3) Key-value pair based: This is the simplest sort of database, in which each
item of your database is saved in the form of an attribute name (also
known as a "key") coupled with the value.
4) Document-based: Made up of sets of key-value pairs that are kept in
documents.

15.3.1 Column Based


A column store, in contrast to a relational database, is arranged as a set of
columns, rather than rows. This allows you to read only the columns you need
for analysis, saving memory space that would otherwise be taken up by
irrelevant information. Because columns are frequently of the same kind, they
are able to take advantage of more efficient compression, which makes data
reading even quicker. The value of a specific column can be quickly aggregated
using columnar databases.
Although columnar databases are excellent for analytics, because of the way they
publish data, it is challenging for them to remain consistent because writes to all
the columns need several write events on the disk. However, this problem never
arises with relational databases because row data is continuously written to disk.

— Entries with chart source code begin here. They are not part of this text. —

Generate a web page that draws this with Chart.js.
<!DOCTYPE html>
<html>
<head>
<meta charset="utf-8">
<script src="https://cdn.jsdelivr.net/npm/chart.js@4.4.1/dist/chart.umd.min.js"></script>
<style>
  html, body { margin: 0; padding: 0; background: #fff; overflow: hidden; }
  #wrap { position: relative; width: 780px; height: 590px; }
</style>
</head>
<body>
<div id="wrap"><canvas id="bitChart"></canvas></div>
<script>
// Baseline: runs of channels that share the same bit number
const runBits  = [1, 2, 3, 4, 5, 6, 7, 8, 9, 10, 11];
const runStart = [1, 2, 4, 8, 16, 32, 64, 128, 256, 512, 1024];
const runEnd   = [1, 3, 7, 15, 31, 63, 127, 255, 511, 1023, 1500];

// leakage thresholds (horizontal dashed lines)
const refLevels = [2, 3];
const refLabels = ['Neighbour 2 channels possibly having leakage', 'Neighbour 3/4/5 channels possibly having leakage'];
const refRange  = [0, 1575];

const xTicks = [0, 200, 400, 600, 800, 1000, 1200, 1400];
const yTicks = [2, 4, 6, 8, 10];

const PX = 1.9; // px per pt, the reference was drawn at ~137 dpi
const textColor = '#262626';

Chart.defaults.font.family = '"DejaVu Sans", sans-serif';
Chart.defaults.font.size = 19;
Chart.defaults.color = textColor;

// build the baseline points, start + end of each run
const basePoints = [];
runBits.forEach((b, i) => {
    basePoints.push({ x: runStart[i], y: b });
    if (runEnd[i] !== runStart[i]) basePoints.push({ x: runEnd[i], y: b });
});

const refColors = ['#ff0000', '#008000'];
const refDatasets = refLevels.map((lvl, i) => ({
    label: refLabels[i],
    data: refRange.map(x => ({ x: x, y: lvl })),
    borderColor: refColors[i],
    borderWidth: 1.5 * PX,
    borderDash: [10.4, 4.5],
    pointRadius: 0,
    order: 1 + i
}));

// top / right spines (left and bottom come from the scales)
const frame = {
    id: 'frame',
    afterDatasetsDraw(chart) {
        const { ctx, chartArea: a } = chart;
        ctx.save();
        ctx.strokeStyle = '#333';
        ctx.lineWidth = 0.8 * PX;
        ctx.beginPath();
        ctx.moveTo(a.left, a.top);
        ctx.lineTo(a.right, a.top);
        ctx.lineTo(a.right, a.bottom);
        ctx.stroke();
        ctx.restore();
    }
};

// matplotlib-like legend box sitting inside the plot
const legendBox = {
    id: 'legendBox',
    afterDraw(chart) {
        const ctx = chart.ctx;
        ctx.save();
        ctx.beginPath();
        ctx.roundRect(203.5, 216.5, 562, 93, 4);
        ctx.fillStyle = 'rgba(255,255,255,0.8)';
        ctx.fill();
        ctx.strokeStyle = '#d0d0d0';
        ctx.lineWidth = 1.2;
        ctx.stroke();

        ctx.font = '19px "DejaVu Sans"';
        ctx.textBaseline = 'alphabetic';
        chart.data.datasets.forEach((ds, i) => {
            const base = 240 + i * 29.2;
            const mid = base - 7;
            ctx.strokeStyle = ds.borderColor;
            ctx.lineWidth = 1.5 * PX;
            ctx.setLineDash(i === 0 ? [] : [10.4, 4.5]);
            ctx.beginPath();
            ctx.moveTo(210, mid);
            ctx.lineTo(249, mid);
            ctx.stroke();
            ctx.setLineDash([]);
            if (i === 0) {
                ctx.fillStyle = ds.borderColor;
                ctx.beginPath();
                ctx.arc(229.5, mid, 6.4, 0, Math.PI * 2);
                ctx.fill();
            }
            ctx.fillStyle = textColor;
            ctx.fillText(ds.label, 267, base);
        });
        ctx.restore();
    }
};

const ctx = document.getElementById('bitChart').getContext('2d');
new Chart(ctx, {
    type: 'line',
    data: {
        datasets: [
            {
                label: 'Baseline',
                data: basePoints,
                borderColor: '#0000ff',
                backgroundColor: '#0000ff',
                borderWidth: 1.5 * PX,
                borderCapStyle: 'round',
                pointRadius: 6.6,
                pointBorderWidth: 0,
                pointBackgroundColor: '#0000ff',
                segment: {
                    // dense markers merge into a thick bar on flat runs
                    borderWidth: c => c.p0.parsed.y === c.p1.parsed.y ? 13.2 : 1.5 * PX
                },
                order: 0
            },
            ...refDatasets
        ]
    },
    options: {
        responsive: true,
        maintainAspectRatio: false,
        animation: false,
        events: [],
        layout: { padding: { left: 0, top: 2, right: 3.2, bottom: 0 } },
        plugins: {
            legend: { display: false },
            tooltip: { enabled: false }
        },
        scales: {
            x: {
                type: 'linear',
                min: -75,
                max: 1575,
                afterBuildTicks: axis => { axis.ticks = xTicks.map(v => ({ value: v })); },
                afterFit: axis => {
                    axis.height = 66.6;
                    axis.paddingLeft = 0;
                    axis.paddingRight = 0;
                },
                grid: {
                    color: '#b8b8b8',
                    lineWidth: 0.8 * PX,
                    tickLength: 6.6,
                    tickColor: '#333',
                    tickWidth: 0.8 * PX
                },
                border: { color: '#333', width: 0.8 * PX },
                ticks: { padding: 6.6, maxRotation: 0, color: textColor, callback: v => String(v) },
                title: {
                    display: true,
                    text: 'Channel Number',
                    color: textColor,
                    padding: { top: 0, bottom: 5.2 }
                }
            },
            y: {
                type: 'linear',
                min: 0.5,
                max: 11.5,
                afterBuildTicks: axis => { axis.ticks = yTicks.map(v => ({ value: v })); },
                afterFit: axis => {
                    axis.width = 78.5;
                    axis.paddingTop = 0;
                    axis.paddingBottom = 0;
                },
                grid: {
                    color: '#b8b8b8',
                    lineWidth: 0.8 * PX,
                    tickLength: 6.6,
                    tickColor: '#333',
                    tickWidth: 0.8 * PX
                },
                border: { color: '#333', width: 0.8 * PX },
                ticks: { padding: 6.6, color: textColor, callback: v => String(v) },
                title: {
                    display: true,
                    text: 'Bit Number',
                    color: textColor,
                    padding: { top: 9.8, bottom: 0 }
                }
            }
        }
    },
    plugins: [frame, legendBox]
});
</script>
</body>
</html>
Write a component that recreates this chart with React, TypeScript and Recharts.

How Does a Column Database Work?


A columnar database is a type of database management system (DBMS) that
allows data to be stored in columns rather than rows. It is accountable for
reducing the amount of time needed to return a certain query. Additionally, it
is accountable for the significant enhancement of the disk I/O performance.
Both data analytics and data warehousing benefit from it. Additionally, the
primary goal of a Columnar Database is to read and write data in an efficient
manner. Column-store databases include Casandra, CosmoDB, Bigtable, and
HBase, to name a few.
Columnar Database Vs Row Database:
When processing big data analytics and data warehousing, there are a number
of different techniques that can be used, including columnar databases and row
databases. But they each take a different method.

For instance:
• Row Database: “Customer 1: Name, Address, Location". (The fields for each
new record are stored in a long row).
• Columnar Database: “Customer 1: Name, Address, Location”. (Each field
has its own set of columns). Refer Table 2 for relational database example.

Table 2: Relational database: an example


ID Number First Name Last Name Amount

A01234 Sima Kaur 4000

B03249 Tapan Rao 5000

C02345 Srikant Peter 1000

In a Columnar DBMS, the data will be stored in the following format:


A01234, B03249, C02345; Sima, Tapan, Srikant; Kaur, Rao, Peter; 4000,
5000, 1000.

In a Row-oriented DBMS, the data will be stored in the following format:


A01234, Sima, Kaur, 4000; B03249, Tapan, Rao, 5000; C02345, Srikant,
Peter, 1000.

Columnar databases: advantages

The use of columnar databases has various advantages:

• Column stores are highly effective in compression, making them storage


efficient. This implies that you can conserve disk space while storing
enormous amounts of data in a single column.
• Aggregation queries are fairly quick with column-store databases
because the majority of the data is kept in a column, which is beneficial
for projects that need to execute a lot of queries quickly.
• Load times are also quite good; a table with a billion rows can be loaded
in a matter of seconds. This suggests that you can load and query
practically instantly.
• A great deal of versatility because columns do not have to resemble one
another. The database would not be affected if you add new or different
columns, however, updating all tables is necessary to input whole new
record queries.
• Overall, column-store databases are excellent for analytics and reporting
due to their quick query response times and capacity to store massive
volumes of data without incurring significant costs.

51
Column databases: Disadvantages

While there are many benefits to adopting column-oriented databases, there are
also a few drawbacks to keep in mind.

• It takes a lot of time and effort to create an efficient indexing schema.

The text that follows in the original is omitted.